■ PROBLEM: Below is a listing to transcribe in full and exactly; keep the pictures out.

■ SUPPLIED INFORMATION:
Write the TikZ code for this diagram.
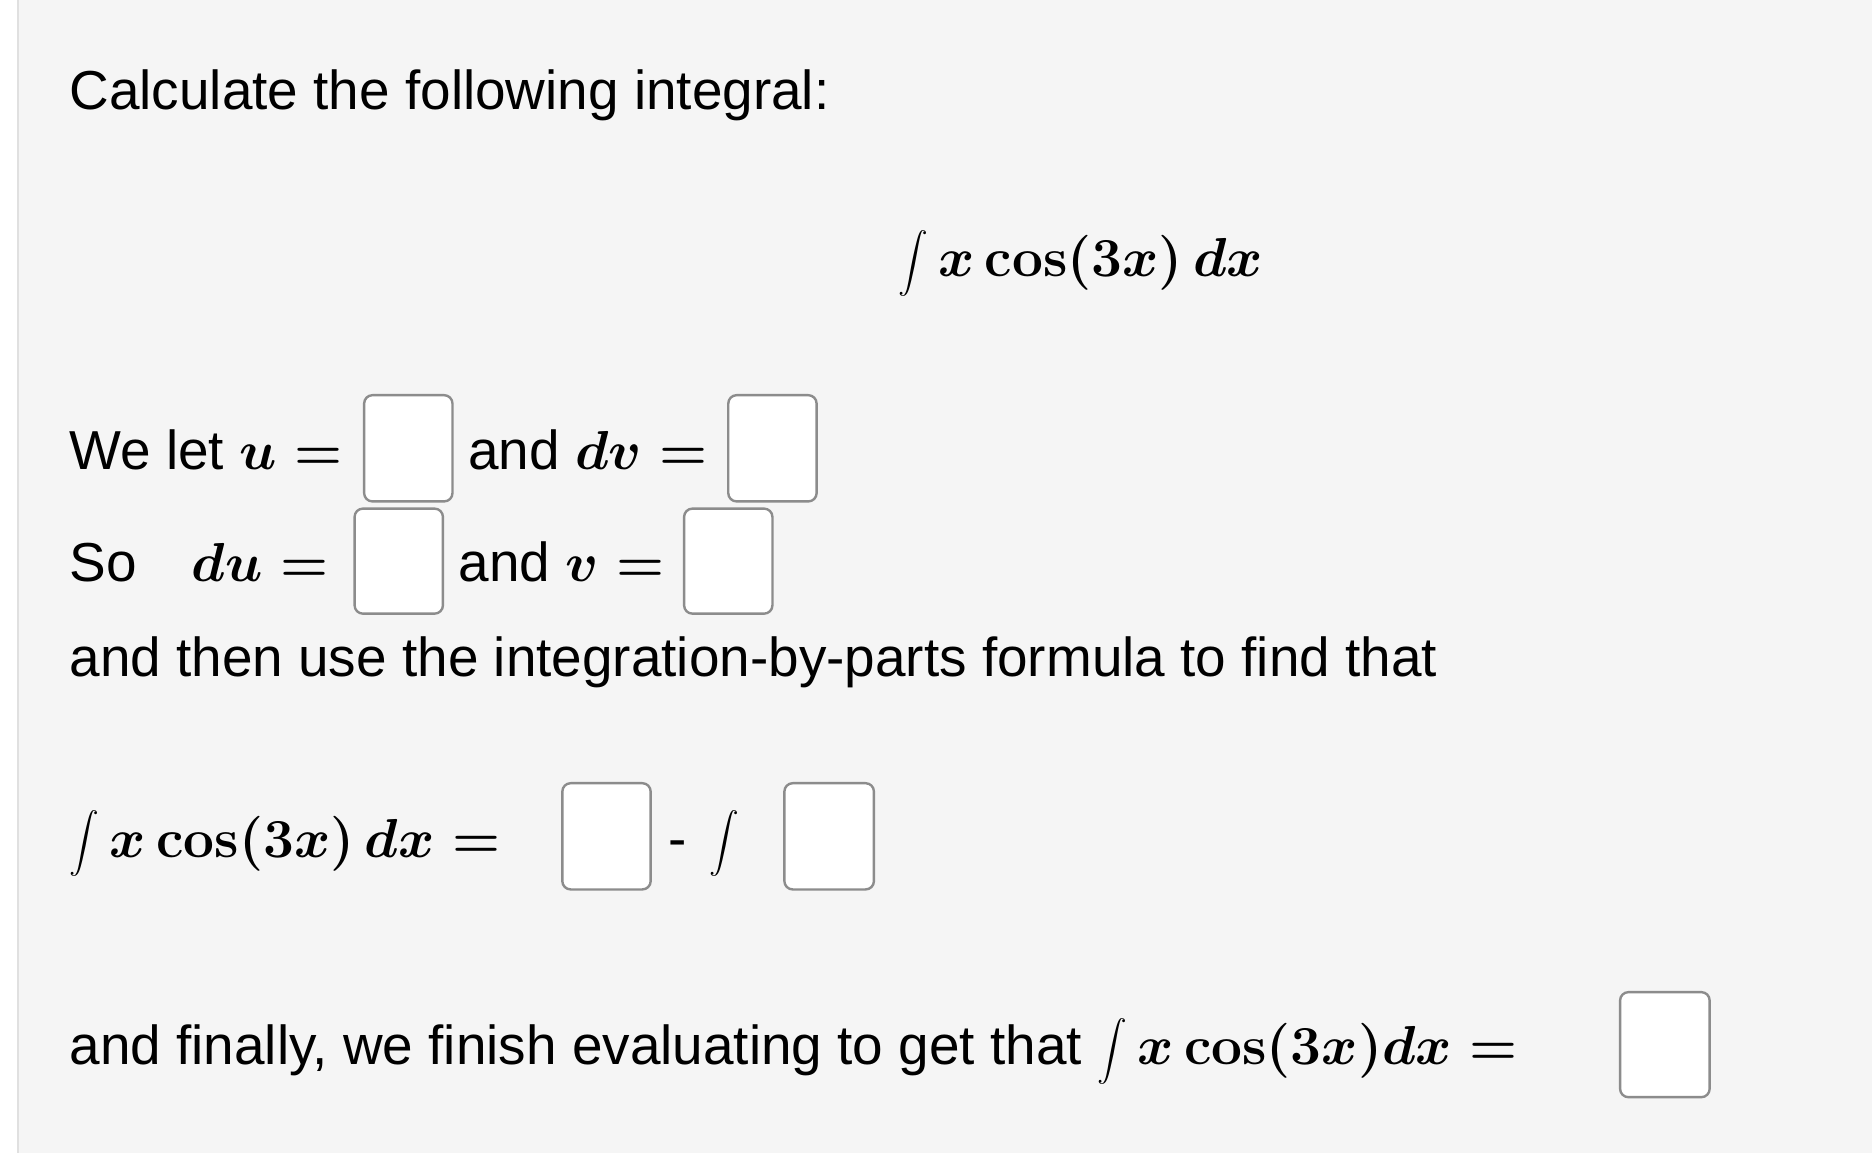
\RequirePackage{fix-cm}
\documentclass[tikz,border=0pt]{standalone}
\usepackage{amsmath}
\usepackage[no-math]{fontspec}
\setmainfont{Liberation Sans}
\DeclareMathSizes{46}{46}{32}{23}
\begin{document}
\begin{tikzpicture}[x=1pt,y=-1pt,
  txt/.style={anchor=base west,inner sep=0pt,font=\fontsize{46}{54}\selectfont\boldmath},
  ansbox/.style={draw=black!45,line width=2pt,rounded corners=7pt,fill=white}]
\useasboundingbox (0,0) rectangle (1568,966);
\fill[white] (0,0) rectangle (1568,966);
\fill[black!4] (15,0) rectangle (1568,966);
\draw[black!12,line width=2pt] (15,0) -- (15,966);
\node[txt] (t1) at (58,92) {Calculate the following integral:};
\node[txt] (i1) at (752,232) {$\displaystyle\int x\cos(3x)\,dx$};
\node[txt] (t2) at (58,393) {We let $u=$};
\draw[ansbox] (305,331) rectangle (379,420);
\node[txt] (t3) at (392,393) {and $dv=$};
\draw[ansbox] (610,331) rectangle (684,420);
\node[txt] (t4) at (58,487) {So\quad $du=$};
\draw[ansbox] (297,426) rectangle (371,514);
\node[txt] (t5) at (384,487) {and $v=$};
\draw[ansbox] (573,426) rectangle (647,514);
\node[txt] (t6) at (58,567) {and then use the integration-by-parts formula to find that};
\node[txt] (i2) at (58,718) {$\displaystyle\int x\cos(3x)\,dx=$};
\draw[ansbox] (471,656) rectangle (545,745);
\node[txt] (m) at (560,718) {-};
\node[txt] (i3) at (594,718) {$\displaystyle\int$};
\draw[ansbox] (657,656) rectangle (732,745);
\node[txt] (t7) at (58,892) {and finally, we finish evaluating to get that $\displaystyle\int x\cos(3x)dx=$};
\draw[ansbox] (1357,831) rectangle (1432,919);
\end{tikzpicture}
\end{document}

■ FULL ANSWER:
Write the TikZ code for this diagram.
\RequirePackage{fix-cm}
\documentclass[tikz,border=0pt]{standalone}
\usepackage{amsmath}
\usepackage[no-math]{fontspec}
\setmainfont{Liberation Sans}
\DeclareMathSizes{46}{46}{32}{23}
\begin{document}
\begin{tikzpicture}[x=1pt,y=-1pt,
  txt/.style={anchor=base west,inner sep=0pt,font=\fontsize{46}{54}\selectfont\boldmath},
  ansbox/.style={draw=black!45,line width=2pt,rounded corners=7pt,fill=white}]
\useasboundingbox (0,0) rectangle (1568,966);
\fill[white] (0,0) rectangle (1568,966);
\fill[black!4] (15,0) rectangle (1568,966);
\draw[black!12,line width=2pt] (15,0) -- (15,966);
\node[txt] (t1) at (58,92) {Calculate the following integral:};
\node[txt] (i1) at (752,232) {$\displaystyle\int x\cos(3x)\,dx$};
\node[txt] (t2) at (58,393) {We let $u=$};
\draw[ansbox] (305,331) rectangle (379,420);
\node[txt] (t3) at (392,393) {and $dv=$};
\draw[ansbox] (610,331) rectangle (684,420);
\node[txt] (t4) at (58,487) {So\quad $du=$};
\draw[ansbox] (297,426) rectangle (371,514);
\node[txt] (t5) at (384,487) {and $v=$};
\draw[ansbox] (573,426) rectangle (647,514);
\node[txt] (t6) at (58,567) {and then use the integration-by-parts formula to find that};
\node[txt] (i2) at (58,718) {$\displaystyle\int x\cos(3x)\,dx=$};
\draw[ansbox] (471,656) rectangle (545,745);
\node[txt] (m) at (560,718) {-};
\node[txt] (i3) at (594,718) {$\displaystyle\int$};
\draw[ansbox] (657,656) rectangle (732,745);
\node[txt] (t7) at (58,892) {and finally, we finish evaluating to get that $\displaystyle\int x\cos(3x)dx=$};
\draw[ansbox] (1357,831) rectangle (1432,919);
\end{tikzpicture}
\end{document}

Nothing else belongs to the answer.